Interest in cryptocurrencies has never been greater. There are now more than 5,000 altcoins in existence, and that number is growing all the time. Bitcoin is perhaps the best known, but others like XRP and Ethereum have also made their mark.
The market for cryptocurrency is characterised by extreme volatility, but this hasn’t stopped people wanting to invest, hopeful of being ahead of the curve when crypto prices shoot up once again. At a basic level, trading in cryptocurrency is as simple as buying and selling crypto via an exchange. If the price goes up before you sell, you make a profit, and vice versa.
There are alternatives and less direct ways to invest in cryptocurrencies, which suit many people, and these are known as Contracts for Difference, or CFDs.
What are CFDs?
A CFD is a financial derivative. You don’t actually own cryptocurrency when you invest in CFDs. Rather, you buy a contract that states the future price for the cryptocurrency you are investing in. For example, if you believe bitcoin is going to rise in value within a specific time frame, but you don’t want to actually buy any crypto, you could invest in a cryptocurrency CFD instead. If you are correct and the price rises, the broker then pays you the difference between the new price and the old one.
If this sounds like an excellent idea, read on to learn some of the key advantages of trading cryptocurrency CFDs.
It’s Easier than Direct Buying/Selling
Investing in cryptocurrency CFDs is much easier than trading direct. All you need to do is set up a trading account on a reputable online trading platform, of which there are many. Most of the larger online trading platforms offer cryptocurrency investment options these days, so you just have to choose the platform with the most competitive fees and best customer service.
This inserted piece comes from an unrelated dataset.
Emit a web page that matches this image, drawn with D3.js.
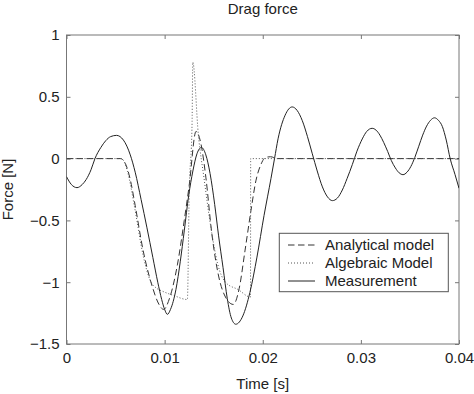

A More Secure Trading Environment
Buying and selling cryptocurrency can be risky. Not all cryptocurrency exchanges are legitimate and if you pick the wrong one, you could see your investment money disappear into the ether. You also have the problem of storing your cryptocurrency, which means setting up a digital e-wallet. Again, there are security issues to be careful of.
Maximize Profits with Leverage
Leverage is a powerful tool for online traders. Leverage lets you trade with more capital than you have, which is useful if you don’t have a significant sum of money to trade with. For example, if a trading platform offers you a leverage of 3:1, you only need $1,000 to open a position of $3,000, which could yield large profits with very small price movements.
Trading with CFDs means you can react very quickly to price fluctuations, which is harder to do when you buy and sell currency via an exchange.
The only real downside of trading cryptocurrency CFDs is the risk associated with using leverage. Leverage may increase your profits, but it can also increase losses, so traders need to be extra careful.